Un anno fa, la sonda Nasa Parker si è avvicinata al Sole più di quanto non abbia mai fatto nessun’altra missione in precedenza. Grazie a questo fly-by da record, la sonda è riuscita ad ottenere una serie di dati sulla corona solare. In particolare Parker è riuscita a mappare la fonte di un’importante componente del vento solare rivelando alcune inusuali inversioni del campo magnetico solare che potrebbero accelerare il viaggio delle particelle energetiche verso la Terra. Il risultato di questo studio è stato pubblicato il 4 dicembre su Nature, suddiviso in 4 diversi articoli.

Le particelle energetiche contenute nel vento solare interagiscono con il campo magnetico terrestre contribuendo a creare le aurore boreali e australi ma esse, hanno anche un potenziale distruttivo per le reti elettriche e le telecomunicazioni satellitari. Gli scienziati sono particolarmente interessati allo studio dell’ambiente magnetico del Sole per poter comprendere meglio le dinamiche dello space weather, ovvero dell’influenza che le condizioni dello spazio e del Sole esercitano sul nostro sistema tecnologico.

Uno degli obiettivi principali di Parker, è scoprire la fonte del vento solare ‘lento’ e di come esso viene accelerato nella parte più esterna dell’atmosfera solare, la corona. Il vento solare è composto da particelle cariche, principalmente protoni e nuclei di elio, che viaggiano lungo le linee del campo magnetico del Sole. Il cosiddetto vento solare ‘veloce’, invece, ha una frequenza compresa tra 500 e 1.000 chilometri al secondo e proviene dai grandi buchi nella corona solare ai poli nord e sud del sole.

«I primi tre fly-by di Parker hanno prodotto risultati spettacolari, ha dichiarato Stuart Bale, dell’Università di Berkeley. “Possiamo vedere la struttura magnetica della corona, che ci dice che il vento solare sta emergendo da piccoli fori coronali; vediamo attività impulsiva e alcuni grandi getti che riteniamo siano collegati all’origine del vento solare».

Durante ogni incontro ravvicinato, la sonda si è fermata per una settimana sopra un buco coronale –un’area dove la corona del Sole è più scura e più fredda delle aree circostanti – riuscendo ad osservare ciò che stava accadendo sulla superficie sottostante.

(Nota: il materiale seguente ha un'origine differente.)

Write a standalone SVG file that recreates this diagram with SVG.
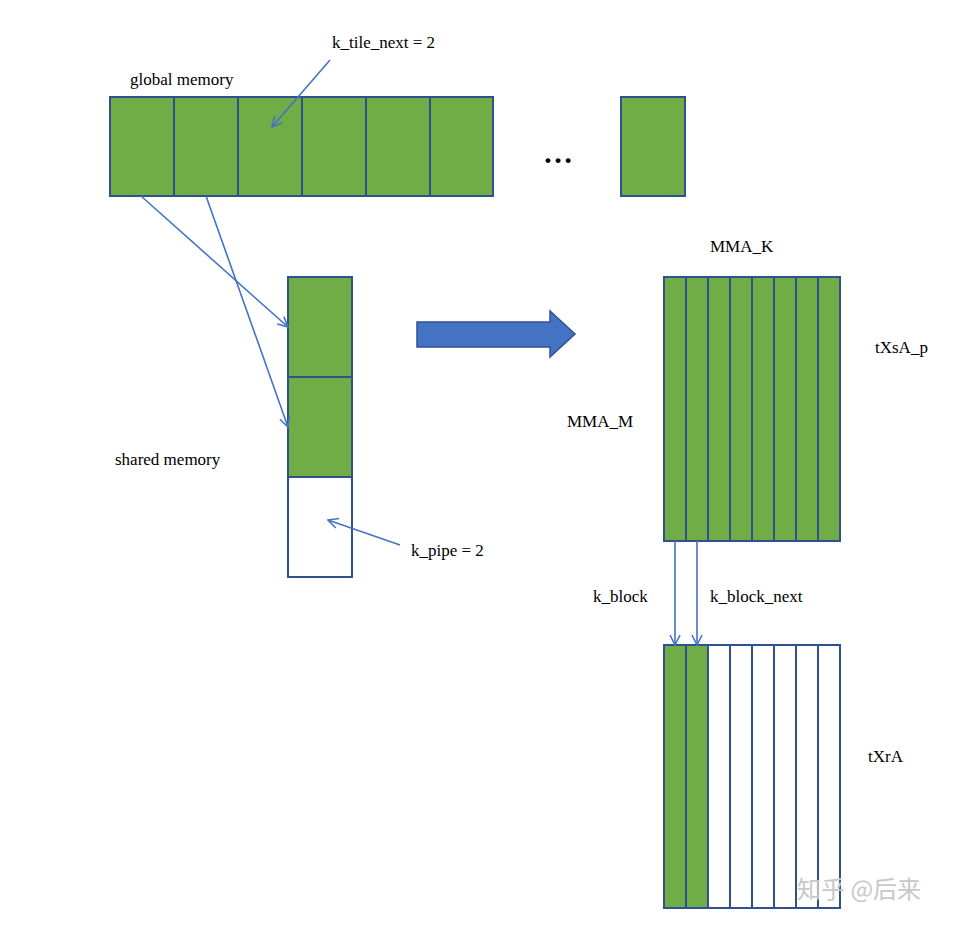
<svg xmlns="http://www.w3.org/2000/svg" width="976" height="930" viewBox="0 0 976 930">
<style>
.g{fill:#70ad47;stroke:#2f528f;stroke-width:2}
.w{fill:#fff;stroke:#2f528f;stroke-width:2}
.c{stroke:#4472c4;stroke-width:1.6;fill:none;marker-end:url(#a)}
text{font-family:"Liberation Serif",serif;font-size:17px;fill:#000}
</style>
<defs><marker id="a" viewBox="0 0 12 12" refX="11" refY="6" markerWidth="12" markerHeight="12" markerUnits="userSpaceOnUse" orient="auto"><path d="M1,1 L11,6 L1,11" fill="none" stroke="#4472c4" stroke-width="1.6"/></marker></defs>
<rect width="976" height="930" fill="#fff"/>
<g id="global">
<rect class="g" x="110" y="97" width="64" height="99"/><rect class="g" x="174" y="97" width="64" height="99"/><rect class="g" x="238" y="97" width="64" height="99"/><rect class="g" x="302" y="97" width="64" height="99"/><rect class="g" x="366" y="97" width="64" height="99"/><rect class="g" x="430" y="97" width="63" height="99"/>
<rect class="g" x="621" y="97" width="64" height="99"/>
<text x="130" y="85">global memory</text>
<text x="543" y="163" style="font-size:30px;font-weight:bold">…</text>
</g>
<g id="shared">
<rect class="g" x="288" y="277" width="64" height="100"/><rect class="g" x="288" y="377" width="64" height="100"/><rect class="w" x="288" y="477" width="64" height="100"/>
<text x="115" y="465">shared memory</text>
</g>
<g id="txsa">
<rect class="g" x="664" y="277" width="22" height="264"/><rect class="g" x="686" y="277" width="22" height="264"/><rect class="g" x="708" y="277" width="22" height="264"/><rect class="g" x="730" y="277" width="22" height="264"/><rect class="g" x="752" y="277" width="22" height="264"/><rect class="g" x="774" y="277" width="22" height="264"/><rect class="g" x="796" y="277" width="22" height="264"/><rect class="g" x="818" y="277" width="22" height="264"/>
<text x="710" y="252">MMA_K</text><text x="567" y="427">MMA_M</text><text x="875" y="353">tXsA_p</text>
</g>
<g id="txra">
<rect class="g" x="664" y="645" width="22" height="263"/><rect class="g" x="686" y="645" width="22" height="263"/><rect class="w" x="708" y="645" width="22" height="263"/><rect class="w" x="730" y="645" width="22" height="263"/><rect class="w" x="752" y="645" width="22" height="263"/><rect class="w" x="774" y="645" width="22" height="263"/><rect class="w" x="796" y="645" width="22" height="263"/><rect class="w" x="818" y="645" width="22" height="263"/>
<text x="868" y="762">tXrA</text>
</g>
<g id="bigarrow"><path d="M417,322 H550 V311 L575,334 L550,357 V347 H417 Z" fill="#4472c4" stroke="#2f528f" stroke-width="1.5"/></g>
<g id="connectors">
<line class="c" x1="141" y1="196" x2="288" y2="327"/>
<line class="c" x1="206" y1="196" x2="288" y2="427"/>
<line class="c" x1="330" y1="60" x2="272" y2="127"/>
<line class="c" x1="400" y1="545" x2="328" y2="520"/>
<line class="c" x1="675" y1="541" x2="675" y2="645"/>
<line class="c" x1="697" y1="541" x2="697" y2="645"/>
</g>
<text x="332" y="48">k_tile_next = 2</text>
<text x="411" y="556">k_pipe = 2</text>
<text x="593" y="602">k_block</text>
<text x="710" y="602">k_block_next</text>
<text x="797" y="898" style="font-family:'Noto Sans CJK SC',sans-serif;font-size:24px;fill:#c8c8c8">知乎 @后来</text>
</svg>
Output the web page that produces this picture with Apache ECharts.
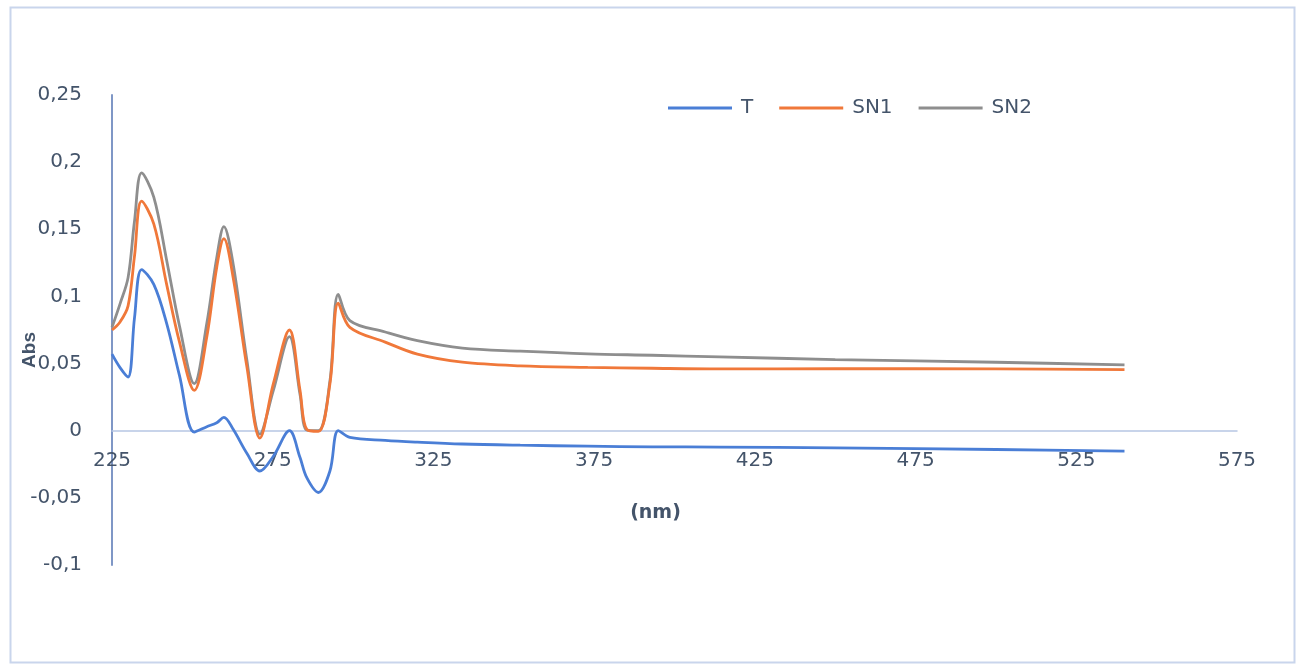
<!DOCTYPE html>
<html>
<head>
<meta charset="utf-8">
<script src="https://cdn.jsdelivr.net/npm/echarts@6/dist/echarts.min.js"></script>
<style>
html,body{margin:0;padding:0;background:#fff;}
#chart{width:1300px;height:665px;}
</style>
</head>
<body>
<div id="chart"></div>
<script>
// wavelengths (nm)
const wavelengths = [225, 227.5, 230, 232, 234.2, 238, 242, 246, 250.6, 254.5, 257.6, 259.8, 262.7, 267, 271, 275.2, 280.2, 283.5, 285.6, 289.2, 292.8, 295.4, 299, 310, 320, 334, 352, 373, 393, 414, 450, 500, 540];
const seriesT   = [0.057, 0.047, 0.040, 0.084, 0.120, 0.109, 0.080, 0.041, -0.001, 0.003, 0.006, 0.010, 0.001, -0.017, -0.030, -0.019, 0.000, -0.020, -0.035, -0.046, -0.030, 0.000, -0.005, -0.0072, -0.0085, -0.0099, -0.0108, -0.0115, -0.0120, -0.0122, -0.0128, -0.0140, -0.0152];
const seriesSN1 = [0.075, 0.081, 0.093, 0.130, 0.171, 0.154, 0.109, 0.066, 0.030, 0.070, 0.122, 0.143, 0.114, 0.047, -0.0055, 0.035, 0.075, 0.030, 0.001, -0.0005, 0.035, 0.095, 0.077, 0.066, 0.057, 0.051, 0.0483, 0.0472, 0.0465, 0.0460, 0.0462, 0.0460, 0.0455];
const seriesSN2 = [0.077, 0.0945, 0.114, 0.156, 0.192, 0.174, 0.127, 0.078, 0.035, 0.080, 0.129, 0.152, 0.124, 0.052, -0.0025, 0.030, 0.070, 0.027, 0.0005, 0.000, 0.037, 0.1015, 0.082, 0.0735, 0.067, 0.0615, 0.0592, 0.0572, 0.0562, 0.0550, 0.0530, 0.0510, 0.0490];
const seriesNames = ['T', 'SN1', 'SN2'];
const colors = ['#4a7ed6', '#f0783a', '#8e8e8e'];
const yTitle = 'Abs';
const xTitle = '(nm)';

const yMin = -0.1, yMax = 0.25;
const allSeries = [seriesT, seriesSN1, seriesSN2];
const pairs = arr => wavelengths.map((x, i) => [x, arr[i]]);
const fmt = v => String(Math.round(v * 100) / 100).replace('.', ',');

const gridTop = 95, gridBottom = 100, H = 665;
const plotH = H - gridTop - gridBottom;
const zeroOffset = plotH * (0 - yMin) / (yMax - yMin);

const FONT = "'DejaVu Sans', Verdana, sans-serif";
const TXT = '#44546a';

const chart = echarts.init(document.getElementById('chart'));
chart.setOption({
  backgroundColor: '#fff',
  animation: false,
  textStyle: { fontFamily: FONT },
  graphic: [{
    type: 'rect', left: 8, top: 5, z: -1,
    shape: { width: 1284, height: 655 },
    style: { fill: 'none', stroke: '#c9d5ec', lineWidth: 2 }
  }, {
    type: 'text', x: 30, y: 350, rotation: Math.PI / 2,
    style: {
      text: yTitle, fill: TXT, fontSize: 19, fontWeight: 'bold',
      fontFamily: "'Liberation Sans Narrow', 'Liberation Sans', Arial, sans-serif",
      align: 'center', verticalAlign: 'middle'
    }
  }],
  legend: {
    top: 98, left: 668, padding: 0,
    itemWidth: 64, itemHeight: 3, itemGap: 26,
    icon: 'rect',
    textStyle: { color: TXT, fontSize: 20, fontFamily: FONT, padding: [0, 0, 0, 4] },
    data: seriesNames
  },
  grid: { left: 112, right: 63, top: gridTop, bottom: gridBottom, containLabel: false, outerBoundsMode: 'none' },
  xAxis: {
    type: 'value', min: 225, max: 575, interval: 50,
    offset: -zeroOffset,
    name: xTitle, nameLocation: 'middle', nameGap: 73,
    nameTextStyle: { color: TXT, fontSize: 19, fontWeight: 'bold', fontFamily: FONT, padding: [0, 38, 0, 0] },
    axisLine: { onZero: false, lineStyle: { color: '#b7c6e4', width: 1.5 } },
    axisTick: { show: false },
    splitLine: { show: false },
    axisLabel: { color: TXT, fontSize: 20, margin: 20, fontFamily: FONT }
  },
  yAxis: {
    type: 'value', min: yMin, max: yMax, interval: 0.05,
    axisLine: { show: true, lineStyle: { color: '#7f97c6', width: 2 } },
    axisTick: { show: false },
    splitLine: { show: false },
    axisLabel: { color: TXT, fontSize: 20, margin: 30, formatter: fmt, fontFamily: FONT }
  },
  series: allSeries.map((arr, i) => ({
    name: seriesNames[i],
    type: 'line',
    data: pairs(arr),
    smooth: 0.35,
    showSymbol: false,
    lineStyle: { color: colors[i], width: 2.8 },
    itemStyle: { color: colors[i] },
    z: 3 - i
  }))
});
</script>
</body>
</html>
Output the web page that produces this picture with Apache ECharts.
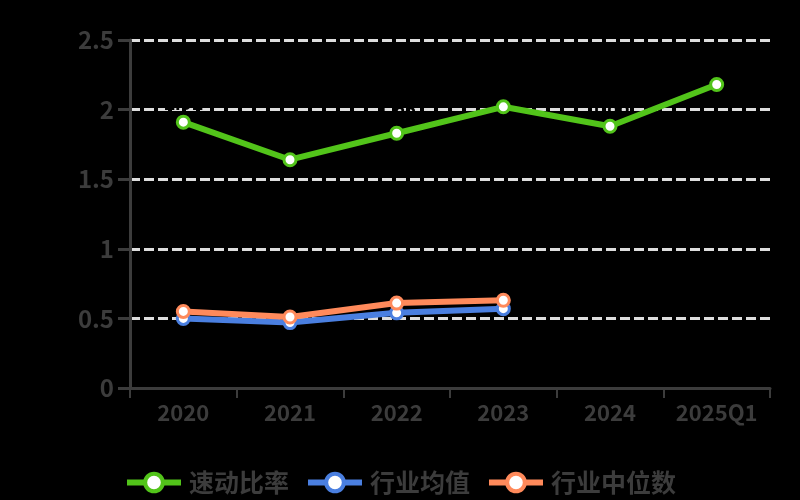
<!DOCTYPE html>
<html><head><meta charset="utf-8">
<script src="https://cdn.jsdelivr.net/npm/echarts@6/dist/echarts.min.js"></script>
<style>html,body{margin:0;padding:0;background:#000;}#c{width:800px;height:500px;}</style>
</head><body><div id="c"></div>
<script>
const categories = ['2020', '2021', '2022', '2023', '2024', '2025Q1'];
const seriesNames = ['速动比率', '行业均值', '行业中位数'];
const companyValues = [1.91, 1.64, 1.83, 2.02, 1.88, 2.18];
const industryMean = [0.50, 0.47, 0.54, 0.57, null, null];
const industryMedian = [0.55, 0.51, 0.61, 0.63, null, null];
const yTicks = [0, 0.5, 1, 1.5, 2, 2.5];

const colors = ['#52c41a', '#4a7fe0', '#ff8a5b'];
const chart = echarts.init(document.getElementById('c'));
function mk(name, data, color, showLabel) {
  return {
    name: name, type: 'line', data: data,
    symbol: 'circle', symbolSize: 12, showSymbol: true,
    lineStyle: { width: 6, color: color },
    itemStyle: { color: '#fff', borderColor: color, borderWidth: 3 },
    label: { show: showLabel, position: 'top', distance: 0, color: '#000', fontSize: 20, fontWeight: 'bold',
      formatter: p => p.value.toFixed(2) },
    connectNulls: false
  };
}
chart.setOption({
  backgroundColor: '#000',
  animation: false,
  color: colors,
  grid: { left: 130, right: 30, top: 40, bottom: 112, containLabel: false },
  legend: {
    bottom: 0, left: 'center', itemWidth: 54, itemHeight: 22, itemGap: 16,
    lineStyle: { width: 6 },
    itemStyle: { borderWidth: 4 },
    textStyle: { color: '#3c3c3c', fontSize: 25, fontWeight: 'bold', fontFamily: 'Noto Sans CJK SC', padding: [0, 0, 0, 3] },
    data: seriesNames
  },
  xAxis: {
    type: 'category', data: categories, boundaryGap: true,
    axisLine: { lineStyle: { color: '#3c3c3c', width: 3 } },
    axisTick: { show: true, length: 10, lineStyle: { color: '#3c3c3c', width: 2 } },
    axisLabel: { interval: 0, color: '#3c3c3c', fontSize: 22, fontWeight: 'bold', margin: 14, fontFamily: 'Noto Sans CJK SC' }
  },
  yAxis: {
    type: 'value', min: yTicks[0], max: yTicks[yTicks.length - 1], interval: 0.5,
    axisLine: { show: true, lineStyle: { color: '#3c3c3c', width: 3 } },
    axisTick: { show: true, length: 12, lineStyle: { color: '#3c3c3c', width: 3 } },
    axisLabel: { color: '#3c3c3c', fontSize: 24, fontWeight: 'bold', margin: 16, fontFamily: 'Noto Sans CJK SC' },
    splitLine: { show: true, lineStyle: { color: '#dddddd', width: 3, type: [10, 4] } }
  },
  series: [
    mk(seriesNames[0], companyValues, colors[0], true),
    mk(seriesNames[1], industryMean, colors[1], false),
    mk(seriesNames[2], industryMedian, colors[2], false)
  ]
});
</script></body></html>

Un buco coronale osservato dalla sonda Nasa Stereo

Grazie alla mappatura agli ultravioletti realizzata da altre sonde tra cui Stereo (Solar Terrestrial Relations Observatory), lanciata nel 2006, il team di ricercatori è riuscito a scoprire che i buchi coronali sono con tutta probabilità la fonte del vento solare lento.

Gli scienziati hanno inoltre notato due particolari fenomeni: il primo riguarda un cambiamento nel campo magnetico – precisamente un’inversione di 180 gradi – avvenuta proprio mentre la sonda sorvolava l’area.

Il campo magnetico si è successivamente stabilizzato qualche tempo dopo tornando ai livelli precedenti. Gli scienziati ritengono che questi cambiamenti possano essere associati a una sorta di getti di plasma che riscaldano il vento solare.

Il secondo fenomeno che ha sorpreso gli scienziati è stata la presenza di polvere che ha investito la sonda durante i vari sorvoli del perielio, il punto più vicino al Sole. I granelli di polvere, più piccoli di un micron, sono costituiti da detriti di asteroidi o di comete che si sono avvicinati al Sole durante il loro viaggio.

«Studiare il vento solare dalla Terra – conclude Bale – è come osservare una cascata dal basso: col tempo ci stiamo avvicinando sempre di più alla sommità e possiamo vedere cosa accade. Parker sta osservando il vento solare che fuoriesce dai buchi coronali, ed è già un risultato eccezionale per la fisica solare».